Mythe 8: “De EU heeft een sterk octrooisysteem nodig om te kunnen concurreren met de rest van de wereld, vooral de Verenigde Staten.”
Realiteit: Octrooien gelden territoriaal: Europese octrooien zijn octrooien voor Europa, en niet alleen voor Europeanen.

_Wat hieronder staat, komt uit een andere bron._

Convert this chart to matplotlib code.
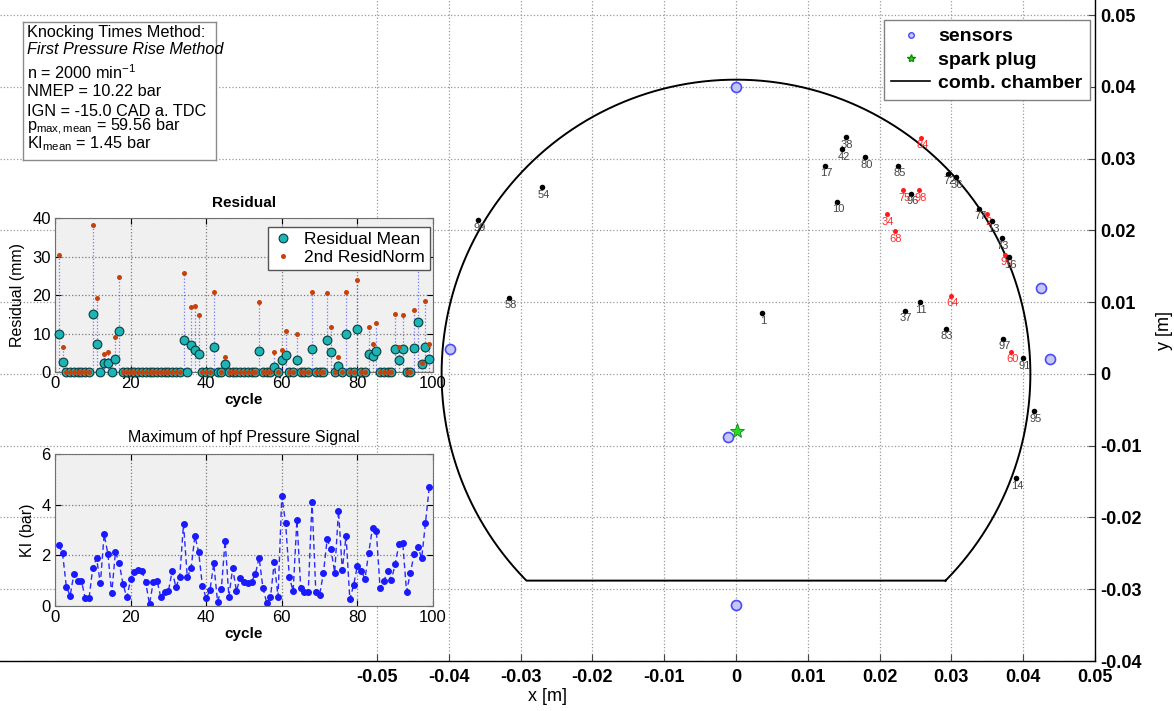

Amerikanen gebruiken Europese octrooien juist tegen de Europese concurrentie.
Mythe 9: “Het dilemma van de softwareoctrooien wordt voortvarend aangepakt door het EOB nu de Grote Kamer van Beroep is ingeschakeld om haar mening te geven over de grenzen van de octrooieerbaarheid van software.”
Realiteit: De President van het EOB heeft hierover inderdaad recentelijk een aantal vragen gesteld, maar die veronderstellen de uitgangspunten als gegeven welke nu juist tot zoveel rechtsonzekerheid en vragen over de effectiviteit van softwareoctrooien hebben geleid.

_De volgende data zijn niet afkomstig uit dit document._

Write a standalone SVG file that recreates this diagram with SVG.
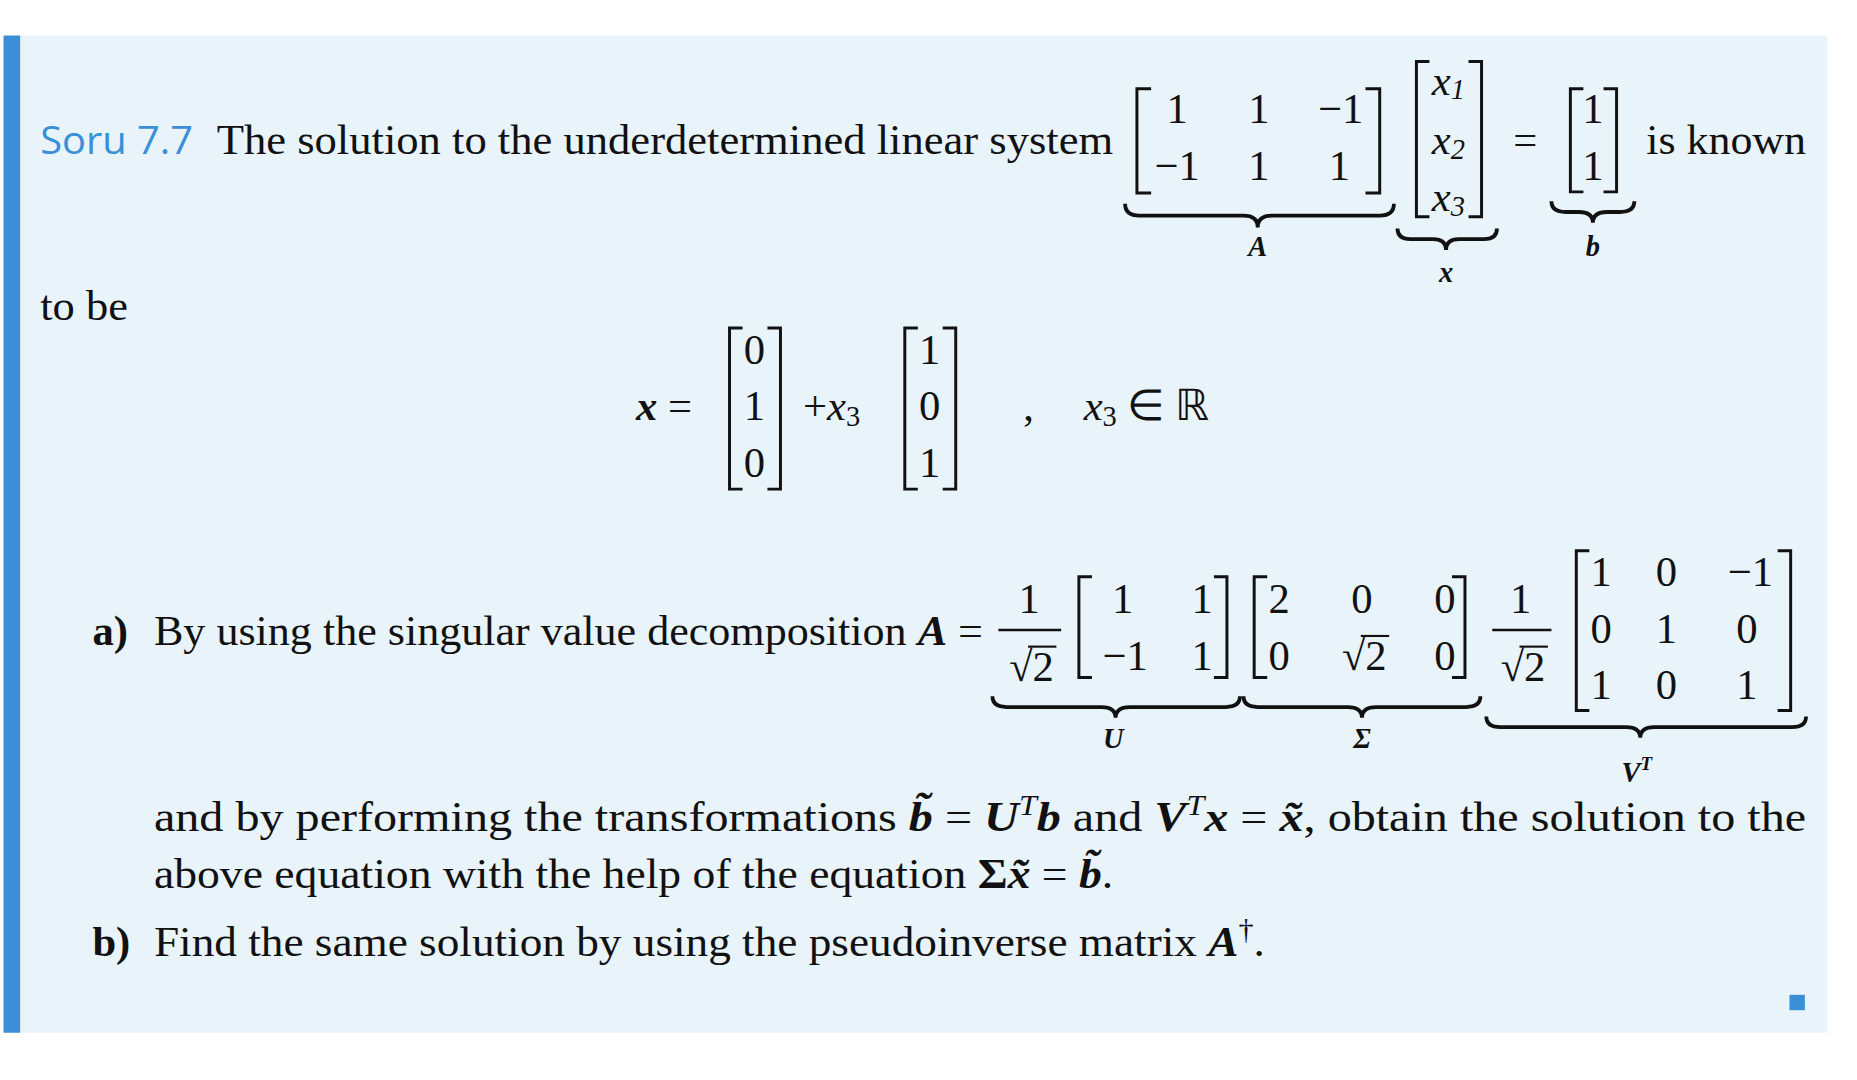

Mythe 10: “Internationale verdragen bieden geen ruimte tot ingrijpende veranderingen in de octrooiwetgeving.”
Realiteit: De werkelijkheid is dat internationale gremia zoals de WIPO en de WTO bevolkt worden door octrooispecialisten die van nature een diepgeworteld geloof hebben in de zegeningen van octrooien. Daarbij is het gevaar groot dat de samenhang uit het oog te wordt verloren. Zelfs Europees Commissaris Neelie Kroes vraagt zich hardop af of het huidige octrooisysteem de economie wel dient. Een samenhangend beleid ontbreekt. Voor politicologen is de de eigenaardige “governance” van het octrooisysteem inmiddels een populair onderzoeksonderwerp.
Principeel kan het natuurlijk niet zo zijn dat de strucuren een blokkade vormen voor een democratische gestuurd effectief economisch beleid, zeker nu de wereld zich in een erstige recessie bevindt.